Hellenistic and Roman Philosophy
Who were the stoics and what did they believe?
Stoicism was founded by Zeno of Citium (334–262 B.C.E.), whose work was carried on by Cleanthes (331–322 B.C.E.), who was then succeeded by Chrusippus (c. 280–206 B.C.E.). The name “stoic’ came from the Stoa Poikile, or painted colonnade, where stoics first gathered in Athens. According to these early stoics, the entire world is a morally good organism, with different phases in which events operate according to divine reason, or logos. The sequence of events is predetermined by fate. Each world phase ends in a big fire and is then repeated in a continuous, neverending cycle.

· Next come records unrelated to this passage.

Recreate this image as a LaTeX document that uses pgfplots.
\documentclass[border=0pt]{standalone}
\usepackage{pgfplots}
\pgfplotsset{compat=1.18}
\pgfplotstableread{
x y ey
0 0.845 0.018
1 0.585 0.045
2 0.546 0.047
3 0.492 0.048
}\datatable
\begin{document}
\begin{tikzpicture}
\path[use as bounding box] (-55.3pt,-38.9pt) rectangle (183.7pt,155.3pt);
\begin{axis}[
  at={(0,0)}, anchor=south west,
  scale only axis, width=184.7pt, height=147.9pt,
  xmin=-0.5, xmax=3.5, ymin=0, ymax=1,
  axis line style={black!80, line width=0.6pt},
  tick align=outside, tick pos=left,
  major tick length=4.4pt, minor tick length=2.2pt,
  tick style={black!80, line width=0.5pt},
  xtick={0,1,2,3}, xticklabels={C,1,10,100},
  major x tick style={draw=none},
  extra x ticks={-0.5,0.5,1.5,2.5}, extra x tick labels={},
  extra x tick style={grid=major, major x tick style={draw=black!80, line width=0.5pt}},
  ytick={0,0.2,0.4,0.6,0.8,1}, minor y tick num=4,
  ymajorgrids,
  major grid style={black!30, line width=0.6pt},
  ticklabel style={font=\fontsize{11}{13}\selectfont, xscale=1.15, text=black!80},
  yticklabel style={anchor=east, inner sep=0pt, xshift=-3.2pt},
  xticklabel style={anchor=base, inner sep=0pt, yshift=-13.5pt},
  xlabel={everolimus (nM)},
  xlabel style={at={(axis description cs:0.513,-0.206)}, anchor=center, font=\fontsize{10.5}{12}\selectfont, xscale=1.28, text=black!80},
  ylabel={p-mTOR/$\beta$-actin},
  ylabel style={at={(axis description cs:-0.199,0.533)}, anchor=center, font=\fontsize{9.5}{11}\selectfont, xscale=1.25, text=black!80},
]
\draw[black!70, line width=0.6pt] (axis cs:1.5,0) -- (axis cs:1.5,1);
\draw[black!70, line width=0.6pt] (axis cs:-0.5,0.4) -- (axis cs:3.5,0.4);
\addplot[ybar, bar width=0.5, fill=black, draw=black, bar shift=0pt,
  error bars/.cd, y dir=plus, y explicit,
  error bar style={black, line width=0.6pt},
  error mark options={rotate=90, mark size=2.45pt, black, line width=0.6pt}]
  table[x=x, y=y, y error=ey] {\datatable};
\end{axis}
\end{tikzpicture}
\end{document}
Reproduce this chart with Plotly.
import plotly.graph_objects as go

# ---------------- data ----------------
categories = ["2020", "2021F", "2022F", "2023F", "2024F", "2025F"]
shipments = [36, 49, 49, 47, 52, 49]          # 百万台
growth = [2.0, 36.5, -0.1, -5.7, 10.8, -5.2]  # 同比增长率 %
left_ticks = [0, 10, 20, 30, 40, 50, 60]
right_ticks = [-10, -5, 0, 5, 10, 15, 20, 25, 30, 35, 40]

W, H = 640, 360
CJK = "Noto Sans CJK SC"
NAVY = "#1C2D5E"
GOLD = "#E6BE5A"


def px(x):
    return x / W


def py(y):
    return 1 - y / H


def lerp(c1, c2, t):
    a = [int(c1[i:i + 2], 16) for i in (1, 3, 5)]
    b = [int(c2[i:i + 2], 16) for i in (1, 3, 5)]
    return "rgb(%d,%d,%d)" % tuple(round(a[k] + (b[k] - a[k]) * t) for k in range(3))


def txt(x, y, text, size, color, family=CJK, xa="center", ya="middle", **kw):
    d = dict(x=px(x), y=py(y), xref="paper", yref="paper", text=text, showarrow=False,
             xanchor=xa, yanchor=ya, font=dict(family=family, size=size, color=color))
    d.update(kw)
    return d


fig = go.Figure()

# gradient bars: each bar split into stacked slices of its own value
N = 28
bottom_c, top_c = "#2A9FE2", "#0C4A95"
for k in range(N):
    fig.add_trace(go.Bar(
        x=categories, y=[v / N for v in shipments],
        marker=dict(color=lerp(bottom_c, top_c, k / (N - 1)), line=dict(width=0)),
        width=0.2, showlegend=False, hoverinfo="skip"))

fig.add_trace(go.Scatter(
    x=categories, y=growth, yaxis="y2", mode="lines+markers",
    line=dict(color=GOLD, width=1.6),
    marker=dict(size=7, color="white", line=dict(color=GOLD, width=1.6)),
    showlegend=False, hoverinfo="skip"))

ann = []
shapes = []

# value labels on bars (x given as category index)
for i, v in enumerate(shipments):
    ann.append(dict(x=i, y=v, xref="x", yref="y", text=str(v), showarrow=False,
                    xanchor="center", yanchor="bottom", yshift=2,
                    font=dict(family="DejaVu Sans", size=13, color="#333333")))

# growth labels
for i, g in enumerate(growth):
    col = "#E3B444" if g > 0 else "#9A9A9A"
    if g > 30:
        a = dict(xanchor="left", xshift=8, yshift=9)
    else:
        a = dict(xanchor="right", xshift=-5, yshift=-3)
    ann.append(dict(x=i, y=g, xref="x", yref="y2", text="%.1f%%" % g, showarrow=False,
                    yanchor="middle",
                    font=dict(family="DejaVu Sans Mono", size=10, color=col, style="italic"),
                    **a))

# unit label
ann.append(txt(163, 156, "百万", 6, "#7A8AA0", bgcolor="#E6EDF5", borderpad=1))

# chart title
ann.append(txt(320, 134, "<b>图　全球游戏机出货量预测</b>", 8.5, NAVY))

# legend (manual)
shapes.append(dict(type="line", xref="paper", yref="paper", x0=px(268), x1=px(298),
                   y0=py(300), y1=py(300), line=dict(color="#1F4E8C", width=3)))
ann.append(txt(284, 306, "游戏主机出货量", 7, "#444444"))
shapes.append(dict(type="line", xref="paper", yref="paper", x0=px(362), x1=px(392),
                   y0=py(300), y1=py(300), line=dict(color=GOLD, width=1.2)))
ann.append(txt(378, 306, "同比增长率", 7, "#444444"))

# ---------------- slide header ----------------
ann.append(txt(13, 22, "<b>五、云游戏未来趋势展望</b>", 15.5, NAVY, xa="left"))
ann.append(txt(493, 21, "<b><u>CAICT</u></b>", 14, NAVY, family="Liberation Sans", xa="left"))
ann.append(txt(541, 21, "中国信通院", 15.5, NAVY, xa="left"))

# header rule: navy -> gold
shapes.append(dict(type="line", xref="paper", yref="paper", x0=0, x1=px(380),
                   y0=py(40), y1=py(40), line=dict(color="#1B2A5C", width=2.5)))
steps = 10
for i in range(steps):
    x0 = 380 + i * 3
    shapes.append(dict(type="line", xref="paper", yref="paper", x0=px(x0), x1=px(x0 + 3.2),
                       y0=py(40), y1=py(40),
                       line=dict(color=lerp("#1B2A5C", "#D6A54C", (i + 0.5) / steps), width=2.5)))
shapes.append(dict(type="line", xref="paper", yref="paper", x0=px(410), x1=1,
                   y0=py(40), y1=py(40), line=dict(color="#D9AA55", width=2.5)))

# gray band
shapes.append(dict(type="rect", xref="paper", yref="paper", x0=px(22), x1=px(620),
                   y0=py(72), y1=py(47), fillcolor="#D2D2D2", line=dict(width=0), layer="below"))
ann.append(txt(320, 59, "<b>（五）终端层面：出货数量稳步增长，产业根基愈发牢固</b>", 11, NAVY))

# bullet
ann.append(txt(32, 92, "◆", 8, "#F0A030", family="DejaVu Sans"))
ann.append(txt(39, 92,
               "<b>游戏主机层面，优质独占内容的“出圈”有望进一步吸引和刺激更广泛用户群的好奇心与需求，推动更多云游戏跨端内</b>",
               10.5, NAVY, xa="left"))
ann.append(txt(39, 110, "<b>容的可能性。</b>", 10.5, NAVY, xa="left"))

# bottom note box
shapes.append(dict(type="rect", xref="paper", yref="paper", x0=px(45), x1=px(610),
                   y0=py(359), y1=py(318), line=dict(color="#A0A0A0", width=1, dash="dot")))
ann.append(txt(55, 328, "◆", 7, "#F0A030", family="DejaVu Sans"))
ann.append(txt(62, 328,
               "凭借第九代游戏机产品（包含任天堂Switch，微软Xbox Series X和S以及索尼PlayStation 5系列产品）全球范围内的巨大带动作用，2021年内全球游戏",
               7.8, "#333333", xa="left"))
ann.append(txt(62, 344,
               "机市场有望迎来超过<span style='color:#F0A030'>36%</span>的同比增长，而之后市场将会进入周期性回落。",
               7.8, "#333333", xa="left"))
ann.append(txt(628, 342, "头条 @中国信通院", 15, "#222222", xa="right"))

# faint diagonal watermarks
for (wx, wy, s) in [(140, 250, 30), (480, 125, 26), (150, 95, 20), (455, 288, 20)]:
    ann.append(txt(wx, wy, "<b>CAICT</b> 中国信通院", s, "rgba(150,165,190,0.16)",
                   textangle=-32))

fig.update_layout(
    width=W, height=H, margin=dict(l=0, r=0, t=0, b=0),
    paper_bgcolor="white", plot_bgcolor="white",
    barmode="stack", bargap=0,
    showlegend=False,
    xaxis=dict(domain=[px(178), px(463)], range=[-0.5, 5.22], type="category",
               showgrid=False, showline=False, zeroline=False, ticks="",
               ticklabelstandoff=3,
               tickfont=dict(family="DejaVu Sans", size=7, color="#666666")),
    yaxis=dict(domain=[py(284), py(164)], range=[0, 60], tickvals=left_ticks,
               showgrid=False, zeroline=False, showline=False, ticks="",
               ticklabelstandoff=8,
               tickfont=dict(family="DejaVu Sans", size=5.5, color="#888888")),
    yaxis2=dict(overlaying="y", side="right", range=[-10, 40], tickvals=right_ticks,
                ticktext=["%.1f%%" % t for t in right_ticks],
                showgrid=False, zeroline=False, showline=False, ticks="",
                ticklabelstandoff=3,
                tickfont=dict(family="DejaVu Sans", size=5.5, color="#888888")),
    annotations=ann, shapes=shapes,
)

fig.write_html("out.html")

Early stoic ethics held that only virtue is good, and only vice is bad. Other things, such as health or wealth, may be preferred, but they are morally indifferent. We each have a unique role in the world plan and our job is to learn what it is. Such learning creates concern for the self, which can and should be extended to close relatives and friends and, after them, all humanity. (The stoics may have been the first cosmopolitans.) Learning is based on assent to impressions, until all of a person’s thoughts become related and “unassailable by reason.” By counseling that we “assent to impressions,” the stoics meant that we should not deny anything that is presented to us as either a fact or an opinion but simply acknowledge its effect on us. Such stoic certainty formed the “dogmatism” opposed by the skeptics.